**Recorded data**:
>>>

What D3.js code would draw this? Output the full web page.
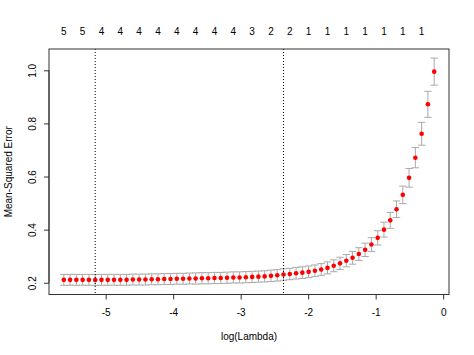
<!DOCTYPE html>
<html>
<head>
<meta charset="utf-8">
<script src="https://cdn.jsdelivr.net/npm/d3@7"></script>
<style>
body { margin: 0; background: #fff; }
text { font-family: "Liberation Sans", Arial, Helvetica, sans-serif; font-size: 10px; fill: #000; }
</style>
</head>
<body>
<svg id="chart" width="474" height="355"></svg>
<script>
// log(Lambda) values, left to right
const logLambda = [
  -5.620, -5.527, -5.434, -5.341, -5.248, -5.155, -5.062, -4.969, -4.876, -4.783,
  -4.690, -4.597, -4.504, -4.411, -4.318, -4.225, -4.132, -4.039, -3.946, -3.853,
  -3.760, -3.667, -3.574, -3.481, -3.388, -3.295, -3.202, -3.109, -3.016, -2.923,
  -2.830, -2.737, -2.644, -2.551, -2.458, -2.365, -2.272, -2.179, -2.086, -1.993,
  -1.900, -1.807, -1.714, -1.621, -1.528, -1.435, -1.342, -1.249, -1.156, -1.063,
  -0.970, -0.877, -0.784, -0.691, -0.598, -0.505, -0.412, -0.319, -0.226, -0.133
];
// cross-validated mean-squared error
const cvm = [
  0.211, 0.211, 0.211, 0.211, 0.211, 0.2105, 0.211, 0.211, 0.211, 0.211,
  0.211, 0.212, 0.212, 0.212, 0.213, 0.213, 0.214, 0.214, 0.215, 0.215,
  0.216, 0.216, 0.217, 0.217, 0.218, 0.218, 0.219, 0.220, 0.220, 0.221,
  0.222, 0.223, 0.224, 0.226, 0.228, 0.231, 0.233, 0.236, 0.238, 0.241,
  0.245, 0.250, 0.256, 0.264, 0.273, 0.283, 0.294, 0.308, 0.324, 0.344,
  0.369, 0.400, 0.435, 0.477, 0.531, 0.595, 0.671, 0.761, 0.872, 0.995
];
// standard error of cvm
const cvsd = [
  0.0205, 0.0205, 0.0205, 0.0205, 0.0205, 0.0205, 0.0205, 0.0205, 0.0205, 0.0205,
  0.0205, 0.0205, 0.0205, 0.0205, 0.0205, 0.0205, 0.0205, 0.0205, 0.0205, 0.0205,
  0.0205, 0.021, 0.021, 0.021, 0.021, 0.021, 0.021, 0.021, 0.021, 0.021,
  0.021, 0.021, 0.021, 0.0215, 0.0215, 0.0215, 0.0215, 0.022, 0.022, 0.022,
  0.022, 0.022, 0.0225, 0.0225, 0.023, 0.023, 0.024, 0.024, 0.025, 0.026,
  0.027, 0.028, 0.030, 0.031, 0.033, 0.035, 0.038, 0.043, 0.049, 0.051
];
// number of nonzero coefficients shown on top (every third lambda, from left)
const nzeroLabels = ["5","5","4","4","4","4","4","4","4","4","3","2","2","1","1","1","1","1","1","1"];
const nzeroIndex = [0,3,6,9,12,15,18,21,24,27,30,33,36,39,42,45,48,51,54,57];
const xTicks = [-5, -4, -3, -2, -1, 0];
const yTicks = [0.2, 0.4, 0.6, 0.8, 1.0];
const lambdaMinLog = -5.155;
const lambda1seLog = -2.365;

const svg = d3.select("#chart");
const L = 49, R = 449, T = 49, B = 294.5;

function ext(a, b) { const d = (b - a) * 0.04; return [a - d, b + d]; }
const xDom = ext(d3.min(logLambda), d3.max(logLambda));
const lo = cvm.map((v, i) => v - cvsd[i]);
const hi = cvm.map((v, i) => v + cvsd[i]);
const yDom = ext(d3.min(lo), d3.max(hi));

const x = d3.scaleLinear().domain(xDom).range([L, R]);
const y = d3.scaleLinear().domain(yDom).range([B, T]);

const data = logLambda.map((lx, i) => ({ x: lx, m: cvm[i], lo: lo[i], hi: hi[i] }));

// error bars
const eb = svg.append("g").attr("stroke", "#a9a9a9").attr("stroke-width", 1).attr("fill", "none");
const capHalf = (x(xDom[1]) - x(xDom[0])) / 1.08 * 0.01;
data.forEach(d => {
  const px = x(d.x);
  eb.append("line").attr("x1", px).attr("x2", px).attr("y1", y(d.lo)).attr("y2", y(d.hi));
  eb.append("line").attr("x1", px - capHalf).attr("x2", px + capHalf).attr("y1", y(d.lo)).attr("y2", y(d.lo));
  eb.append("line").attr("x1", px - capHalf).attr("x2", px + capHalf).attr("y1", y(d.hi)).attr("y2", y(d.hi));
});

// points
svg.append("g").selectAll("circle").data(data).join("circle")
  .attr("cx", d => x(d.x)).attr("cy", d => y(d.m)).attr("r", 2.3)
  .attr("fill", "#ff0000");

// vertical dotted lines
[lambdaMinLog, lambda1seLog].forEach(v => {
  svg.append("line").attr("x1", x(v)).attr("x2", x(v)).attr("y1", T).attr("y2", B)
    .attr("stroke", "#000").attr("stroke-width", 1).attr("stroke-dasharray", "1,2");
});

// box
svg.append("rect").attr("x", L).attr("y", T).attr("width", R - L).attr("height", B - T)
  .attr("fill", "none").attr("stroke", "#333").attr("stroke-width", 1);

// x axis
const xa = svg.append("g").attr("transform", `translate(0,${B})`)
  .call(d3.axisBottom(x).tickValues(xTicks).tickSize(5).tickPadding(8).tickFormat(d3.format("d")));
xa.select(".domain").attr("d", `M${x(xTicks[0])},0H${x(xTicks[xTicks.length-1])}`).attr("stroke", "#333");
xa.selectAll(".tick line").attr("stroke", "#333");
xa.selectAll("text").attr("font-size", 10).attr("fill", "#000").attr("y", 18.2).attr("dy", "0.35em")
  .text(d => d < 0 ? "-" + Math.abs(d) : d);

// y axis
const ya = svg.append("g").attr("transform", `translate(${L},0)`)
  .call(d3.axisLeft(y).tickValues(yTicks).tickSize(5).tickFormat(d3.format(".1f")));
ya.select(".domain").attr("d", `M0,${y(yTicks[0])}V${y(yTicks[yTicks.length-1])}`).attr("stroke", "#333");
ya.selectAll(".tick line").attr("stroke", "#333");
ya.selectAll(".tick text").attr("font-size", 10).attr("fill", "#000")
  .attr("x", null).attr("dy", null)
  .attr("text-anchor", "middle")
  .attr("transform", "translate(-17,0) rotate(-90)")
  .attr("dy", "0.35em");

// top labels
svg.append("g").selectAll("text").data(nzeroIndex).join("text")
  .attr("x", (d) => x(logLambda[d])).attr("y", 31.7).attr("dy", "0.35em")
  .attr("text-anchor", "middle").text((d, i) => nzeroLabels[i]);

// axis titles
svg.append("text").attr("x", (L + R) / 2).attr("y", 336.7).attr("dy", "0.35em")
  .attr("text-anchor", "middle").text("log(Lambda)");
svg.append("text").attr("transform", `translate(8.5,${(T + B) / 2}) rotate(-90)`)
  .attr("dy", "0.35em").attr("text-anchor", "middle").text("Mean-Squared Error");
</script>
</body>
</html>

<<<

**Exercise aim**:
Retype the whole listing exactly and leave the pictures out.

**Solved problem**:
What D3.js code would draw this? Output the full web page.
<!DOCTYPE html>
<html>
<head>
<meta charset="utf-8">
<script src="https://cdn.jsdelivr.net/npm/d3@7"></script>
<style>
body { margin: 0; background: #fff; }
text { font-family: "Liberation Sans", Arial, Helvetica, sans-serif; font-size: 10px; fill: #000; }
</style>
</head>
<body>
<svg id="chart" width="474" height="355"></svg>
<script>
// log(Lambda) values, left to right
const logLambda = [
  -5.620, -5.527, -5.434, -5.341, -5.248, -5.155, -5.062, -4.969, -4.876, -4.783,
  -4.690, -4.597, -4.504, -4.411, -4.318, -4.225, -4.132, -4.039, -3.946, -3.853,
  -3.760, -3.667, -3.574, -3.481, -3.388, -3.295, -3.202, -3.109, -3.016, -2.923,
  -2.830, -2.737, -2.644, -2.551, -2.458, -2.365, -2.272, -2.179, -2.086, -1.993,
  -1.900, -1.807, -1.714, -1.621, -1.528, -1.435, -1.342, -1.249, -1.156, -1.063,
  -0.970, -0.877, -0.784, -0.691, -0.598, -0.505, -0.412, -0.319, -0.226, -0.133
];
// cross-validated mean-squared error
const cvm = [
  0.211, 0.211, 0.211, 0.211, 0.211, 0.2105, 0.211, 0.211, 0.211, 0.211,
  0.211, 0.212, 0.212, 0.212, 0.213, 0.213, 0.214, 0.214, 0.215, 0.215,
  0.216, 0.216, 0.217, 0.217, 0.218, 0.218, 0.219, 0.220, 0.220, 0.221,
  0.222, 0.223, 0.224, 0.226, 0.228, 0.231, 0.233, 0.236, 0.238, 0.241,
  0.245, 0.250, 0.256, 0.264, 0.273, 0.283, 0.294, 0.308, 0.324, 0.344,
  0.369, 0.400, 0.435, 0.477, 0.531, 0.595, 0.671, 0.761, 0.872, 0.995
];
// standard error of cvm
const cvsd = [
  0.0205, 0.0205, 0.0205, 0.0205, 0.0205, 0.0205, 0.0205, 0.0205, 0.0205, 0.0205,
  0.0205, 0.0205, 0.0205, 0.0205, 0.0205, 0.0205, 0.0205, 0.0205, 0.0205, 0.0205,
  0.0205, 0.021, 0.021, 0.021, 0.021, 0.021, 0.021, 0.021, 0.021, 0.021,
  0.021, 0.021, 0.021, 0.0215, 0.0215, 0.0215, 0.0215, 0.022, 0.022, 0.022,
  0.022, 0.022, 0.0225, 0.0225, 0.023, 0.023, 0.024, 0.024, 0.025, 0.026,
  0.027, 0.028, 0.030, 0.031, 0.033, 0.035, 0.038, 0.043, 0.049, 0.051
];
// number of nonzero coefficients shown on top (every third lambda, from left)
const nzeroLabels = ["5","5","4","4","4","4","4","4","4","4","3","2","2","1","1","1","1","1","1","1"];
const nzeroIndex = [0,3,6,9,12,15,18,21,24,27,30,33,36,39,42,45,48,51,54,57];
const xTicks = [-5, -4, -3, -2, -1, 0];
const yTicks = [0.2, 0.4, 0.6, 0.8, 1.0];
const lambdaMinLog = -5.155;
const lambda1seLog = -2.365;

const svg = d3.select("#chart");
const L = 49, R = 449, T = 49, B = 294.5;

function ext(a, b) { const d = (b - a) * 0.04; return [a - d, b + d]; }
const xDom = ext(d3.min(logLambda), d3.max(logLambda));
const lo = cvm.map((v, i) => v - cvsd[i]);
const hi = cvm.map((v, i) => v + cvsd[i]);
const yDom = ext(d3.min(lo), d3.max(hi));

const x = d3.scaleLinear().domain(xDom).range([L, R]);
const y = d3.scaleLinear().domain(yDom).range([B, T]);

const data = logLambda.map((lx, i) => ({ x: lx, m: cvm[i], lo: lo[i], hi: hi[i] }));

// error bars
const eb = svg.append("g").attr("stroke", "#a9a9a9").attr("stroke-width", 1).attr("fill", "none");
const capHalf = (x(xDom[1]) - x(xDom[0])) / 1.08 * 0.01;
data.forEach(d => {
  const px = x(d.x);
  eb.append("line").attr("x1", px).attr("x2", px).attr("y1", y(d.lo)).attr("y2", y(d.hi));
  eb.append("line").attr("x1", px - capHalf).attr("x2", px + capHalf).attr("y1", y(d.lo)).attr("y2", y(d.lo));
  eb.append("line").attr("x1", px - capHalf).attr("x2", px + capHalf).attr("y1", y(d.hi)).attr("y2", y(d.hi));
});

// points
svg.append("g").selectAll("circle").data(data).join("circle")
  .attr("cx", d => x(d.x)).attr("cy", d => y(d.m)).attr("r", 2.3)
  .attr("fill", "#ff0000");

// vertical dotted lines
[lambdaMinLog, lambda1seLog].forEach(v => {
  svg.append("line").attr("x1", x(v)).attr("x2", x(v)).attr("y1", T).attr("y2", B)
    .attr("stroke", "#000").attr("stroke-width", 1).attr("stroke-dasharray", "1,2");
});

// box
svg.append("rect").attr("x", L).attr("y", T).attr("width", R - L).attr("height", B - T)
  .attr("fill", "none").attr("stroke", "#333").attr("stroke-width", 1);

// x axis
const xa = svg.append("g").attr("transform", `translate(0,${B})`)
  .call(d3.axisBottom(x).tickValues(xTicks).tickSize(5).tickPadding(8).tickFormat(d3.format("d")));
xa.select(".domain").attr("d", `M${x(xTicks[0])},0H${x(xTicks[xTicks.length-1])}`).attr("stroke", "#333");
xa.selectAll(".tick line").attr("stroke", "#333");
xa.selectAll("text").attr("font-size", 10).attr("fill", "#000").attr("y", 18.2).attr("dy", "0.35em")
  .text(d => d < 0 ? "-" + Math.abs(d) : d);

// y axis
const ya = svg.append("g").attr("transform", `translate(${L},0)`)
  .call(d3.axisLeft(y).tickValues(yTicks).tickSize(5).tickFormat(d3.format(".1f")));
ya.select(".domain").attr("d", `M0,${y(yTicks[0])}V${y(yTicks[yTicks.length-1])}`).attr("stroke", "#333");
ya.selectAll(".tick line").attr("stroke", "#333");
ya.selectAll(".tick text").attr("font-size", 10).attr("fill", "#000")
  .attr("x", null).attr("dy", null)
  .attr("text-anchor", "middle")
  .attr("transform", "translate(-17,0) rotate(-90)")
  .attr("dy", "0.35em");

// top labels
svg.append("g").selectAll("text").data(nzeroIndex).join("text")
  .attr("x", (d) => x(logLambda[d])).attr("y", 31.7).attr("dy", "0.35em")
  .attr("text-anchor", "middle").text((d, i) => nzeroLabels[i]);

// axis titles
svg.append("text").attr("x", (L + R) / 2).attr("y", 336.7).attr("dy", "0.35em")
  .attr("text-anchor", "middle").text("log(Lambda)");
svg.append("text").attr("transform", `translate(8.5,${(T + B) / 2}) rotate(-90)`)
  .attr("dy", "0.35em").attr("text-anchor", "middle").text("Mean-Squared Error");
</script>
</body>
</html>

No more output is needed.